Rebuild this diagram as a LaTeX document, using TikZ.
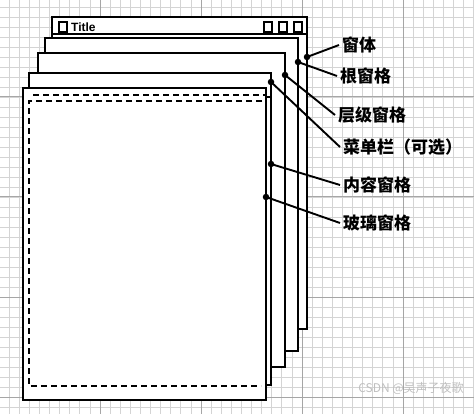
\documentclass[tikz,border=0pt]{standalone}
\usepackage{fontspec}
\setmainfont{Liberation Sans}
\newfontfamily\cjk{Noto Sans CJK SC}
\begin{document}
\begin{tikzpicture}[x=1pt, y=-1pt,
  pane/.style={draw, line width=2.3pt, fill=white},
  knopf/.style={draw, line width=1.5pt},
  glasrand/.style={line width=2.2pt, dash pattern=on 6pt off 4pt},
  verbinder/.style={line width=1.9pt},
  punkt/.style={circle, fill, inner sep=0pt, minimum size=6.5pt},
  beschriftung/.style={anchor=west, inner sep=3pt, font=\cjk\bfseries\fontsize{17}{17}\selectfont}]
  \useasboundingbox (0,0) rectangle (474,414);

  % Raster
  \foreach \i in {0,...,47}
    \draw[black!17, line width=0.7pt] ({\i*10.1-1},0) -- ({\i*10.1-1},414);
  \foreach \j in {0,...,42}
    \draw[black!17, line width=0.7pt] (0,{\j*10-3}) -- (474,{\j*10-3});
  \foreach \i in {1,...,4}
    \draw[black!35, line width=1pt] ({\i*101-1},0) -- ({\i*101-1},414);
  \foreach \j in {1,...,4}
    \draw[black!35, line width=1pt] (0,{\j*100-3}) -- (474,{\j*100-3});

  % Fenster mit Titelleiste
  \draw[pane] (52,17) rectangle (307,329);
  \draw[line width=2.3pt] (52,34) -- (307,34);
  \draw[knopf] (59,22) rectangle (67,32);
  \node[anchor=west, inner sep=0pt, font=\bfseries\fontsize{12}{12}\selectfont] (titel) at (71,27) {Title};
  \draw[knopf] (264,22) rectangle (272,32);
  \draw[knopf] (279,22) rectangle (287,32);
  \draw[knopf] (294,22) rectangle (302,32);

  % Ebenen
  \draw[pane] (45,38) rectangle (298,351);
  \draw[pane] (38,53) rectangle (285,367);
  \draw[pane] (29,73) rectangle (271,97);
  \draw[pane] (29,97) rectangle (271,385);
  \draw[pane] (23,88) rectangle (266,400);
  \draw[glasrand] (33,95) -- (265,95);
  \draw[glasrand] (262,101) -- (29,101) -- (29,386) -- (261,386);

  % Punkte
  \node[punkt] (p1) at (307,57) {};
  \node[punkt] (p2) at (298,62) {};
  \node[punkt] (p3) at (285,75) {};
  \node[punkt] (p4) at (271,82) {};
  \node[punkt] (p5) at (271,164) {};
  \node[punkt] (p6) at (266,197) {};

  % Beschriftungen
  \node[beschriftung] (l1) at (339,45) {窗体};
  \node[beschriftung] (l2) at (337,76) {根窗格};
  \node[beschriftung] (l3) at (335,115) {层级窗格};
  \node[beschriftung] (l4) at (340,147) {菜单栏（可选）};
  \node[beschriftung] (l5) at (340,185) {内容窗格};
  \node[beschriftung] (l6) at (340,223) {玻璃窗格};

  % Linien
  \draw[verbinder] (p1.center) -- (l1.west);
  \draw[verbinder] (p2.center) -- (l2.west);
  \draw[verbinder] (p3.center) -- (l3.west);
  \draw[verbinder] (p4.center) -- (l4.west);
  \draw[verbinder] (p5.center) -- (l5.west);
  \draw[verbinder] (p6.center) -- (l6.west);

  \node[text=black!25, font=\cjk\fontsize{12}{12}\selectfont] (wz) at (411,388) {CSDN @吴声子夜歌};
\end{tikzpicture}
\end{document}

************

-- WHAT YOU WILL DO --
Output exactly the span of lines from the top of the listing through the line holding "(294,22) rectangle (302,32);", and leave every picture out.

-- SOLUTION TO THE PROBLEM --
Rebuild this diagram as a LaTeX document, using TikZ.
\documentclass[tikz,border=0pt]{standalone}
\usepackage{fontspec}
\setmainfont{Liberation Sans}
\newfontfamily\cjk{Noto Sans CJK SC}
\begin{document}
\begin{tikzpicture}[x=1pt, y=-1pt,
  pane/.style={draw, line width=2.3pt, fill=white},
  knopf/.style={draw, line width=1.5pt},
  glasrand/.style={line width=2.2pt, dash pattern=on 6pt off 4pt},
  verbinder/.style={line width=1.9pt},
  punkt/.style={circle, fill, inner sep=0pt, minimum size=6.5pt},
  beschriftung/.style={anchor=west, inner sep=3pt, font=\cjk\bfseries\fontsize{17}{17}\selectfont}]
  \useasboundingbox (0,0) rectangle (474,414);

  % Raster
  \foreach \i in {0,...,47}
    \draw[black!17, line width=0.7pt] ({\i*10.1-1},0) -- ({\i*10.1-1},414);
  \foreach \j in {0,...,42}
    \draw[black!17, line width=0.7pt] (0,{\j*10-3}) -- (474,{\j*10-3});
  \foreach \i in {1,...,4}
    \draw[black!35, line width=1pt] ({\i*101-1},0) -- ({\i*101-1},414);
  \foreach \j in {1,...,4}
    \draw[black!35, line width=1pt] (0,{\j*100-3}) -- (474,{\j*100-3});

  % Fenster mit Titelleiste
  \draw[pane] (52,17) rectangle (307,329);
  \draw[line width=2.3pt] (52,34) -- (307,34);
  \draw[knopf] (59,22) rectangle (67,32);
  \node[anchor=west, inner sep=0pt, font=\bfseries\fontsize{12}{12}\selectfont] (titel) at (71,27) {Title};
  \draw[knopf] (264,22) rectangle (272,32);
  \draw[knopf] (279,22) rectangle (287,32);
  \draw[knopf] (294,22) rectangle (302,32);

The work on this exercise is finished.